→ **Work instructions**: Your task is to copy every line of the entries that contains "diagram".
===== Data lines
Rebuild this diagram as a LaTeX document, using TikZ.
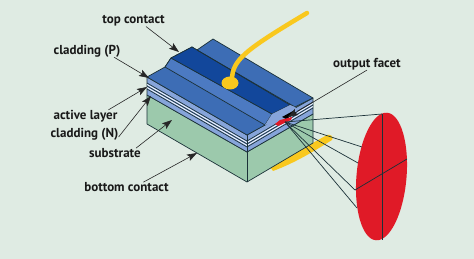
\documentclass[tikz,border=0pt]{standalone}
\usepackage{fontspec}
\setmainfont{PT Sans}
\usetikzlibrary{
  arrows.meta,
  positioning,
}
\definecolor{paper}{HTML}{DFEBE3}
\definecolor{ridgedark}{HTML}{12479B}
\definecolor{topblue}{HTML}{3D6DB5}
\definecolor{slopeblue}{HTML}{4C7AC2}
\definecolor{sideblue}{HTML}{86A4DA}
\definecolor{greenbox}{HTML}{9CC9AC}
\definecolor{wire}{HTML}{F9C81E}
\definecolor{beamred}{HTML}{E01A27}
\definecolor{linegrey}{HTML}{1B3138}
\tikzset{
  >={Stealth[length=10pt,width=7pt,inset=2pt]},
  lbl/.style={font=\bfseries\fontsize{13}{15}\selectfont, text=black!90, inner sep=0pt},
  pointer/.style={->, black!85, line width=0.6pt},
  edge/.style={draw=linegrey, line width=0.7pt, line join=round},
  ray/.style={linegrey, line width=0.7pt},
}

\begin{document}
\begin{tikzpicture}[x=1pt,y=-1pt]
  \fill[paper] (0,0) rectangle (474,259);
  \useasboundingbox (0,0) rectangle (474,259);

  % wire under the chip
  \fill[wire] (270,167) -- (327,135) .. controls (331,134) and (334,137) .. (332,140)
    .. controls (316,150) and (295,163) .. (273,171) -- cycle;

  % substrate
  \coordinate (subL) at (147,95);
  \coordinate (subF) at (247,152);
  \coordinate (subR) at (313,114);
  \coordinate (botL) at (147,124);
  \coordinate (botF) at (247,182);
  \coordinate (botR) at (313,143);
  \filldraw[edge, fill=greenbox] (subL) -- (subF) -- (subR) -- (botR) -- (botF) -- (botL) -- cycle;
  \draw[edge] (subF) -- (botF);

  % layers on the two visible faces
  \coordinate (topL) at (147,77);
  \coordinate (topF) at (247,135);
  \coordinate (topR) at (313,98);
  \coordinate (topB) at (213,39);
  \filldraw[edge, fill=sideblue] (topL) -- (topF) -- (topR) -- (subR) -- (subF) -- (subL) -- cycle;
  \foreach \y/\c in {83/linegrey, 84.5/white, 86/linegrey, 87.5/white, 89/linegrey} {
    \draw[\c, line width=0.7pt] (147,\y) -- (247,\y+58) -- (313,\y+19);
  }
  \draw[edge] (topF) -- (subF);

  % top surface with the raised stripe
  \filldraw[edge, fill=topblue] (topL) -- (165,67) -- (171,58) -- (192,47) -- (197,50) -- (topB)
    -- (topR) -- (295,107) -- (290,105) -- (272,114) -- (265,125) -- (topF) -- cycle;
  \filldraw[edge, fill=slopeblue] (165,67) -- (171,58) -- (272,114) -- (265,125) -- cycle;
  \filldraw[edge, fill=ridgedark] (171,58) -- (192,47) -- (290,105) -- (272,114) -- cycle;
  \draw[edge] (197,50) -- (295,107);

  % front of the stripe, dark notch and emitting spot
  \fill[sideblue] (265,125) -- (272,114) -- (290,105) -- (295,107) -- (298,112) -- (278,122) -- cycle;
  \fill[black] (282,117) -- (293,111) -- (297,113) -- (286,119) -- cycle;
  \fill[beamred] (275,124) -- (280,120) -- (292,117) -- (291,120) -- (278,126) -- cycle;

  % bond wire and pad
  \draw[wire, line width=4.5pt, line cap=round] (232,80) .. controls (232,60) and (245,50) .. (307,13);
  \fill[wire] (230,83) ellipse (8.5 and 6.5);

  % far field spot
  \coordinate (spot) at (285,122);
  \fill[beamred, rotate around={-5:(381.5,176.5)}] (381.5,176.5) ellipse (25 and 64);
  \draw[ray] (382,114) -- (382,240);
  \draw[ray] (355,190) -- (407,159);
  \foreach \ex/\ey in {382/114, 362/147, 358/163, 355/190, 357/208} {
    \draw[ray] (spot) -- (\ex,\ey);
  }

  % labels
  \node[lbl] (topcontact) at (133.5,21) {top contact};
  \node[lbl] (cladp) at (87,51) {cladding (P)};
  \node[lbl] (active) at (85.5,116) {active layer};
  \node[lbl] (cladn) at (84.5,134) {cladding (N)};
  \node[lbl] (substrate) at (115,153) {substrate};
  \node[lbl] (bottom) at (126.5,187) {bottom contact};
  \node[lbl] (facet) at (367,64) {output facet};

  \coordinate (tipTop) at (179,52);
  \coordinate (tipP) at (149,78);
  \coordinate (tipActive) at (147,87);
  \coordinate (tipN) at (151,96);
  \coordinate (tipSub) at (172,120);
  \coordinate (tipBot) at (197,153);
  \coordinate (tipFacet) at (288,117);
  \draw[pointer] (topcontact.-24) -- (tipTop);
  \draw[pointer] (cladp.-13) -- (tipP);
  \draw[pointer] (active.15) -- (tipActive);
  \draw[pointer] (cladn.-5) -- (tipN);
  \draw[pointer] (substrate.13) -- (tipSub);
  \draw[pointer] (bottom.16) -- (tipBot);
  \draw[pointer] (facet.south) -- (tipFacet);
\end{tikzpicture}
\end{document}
==========
===== Data lines
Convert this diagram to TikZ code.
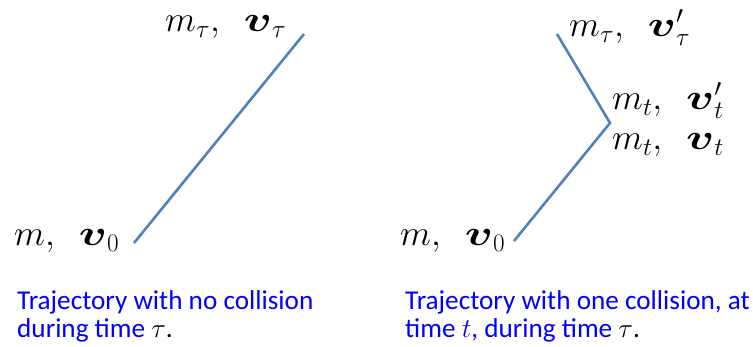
==========
→ **Answer to the task**:
Rebuild this diagram as a LaTeX document, using TikZ.
Convert this diagram to TikZ code.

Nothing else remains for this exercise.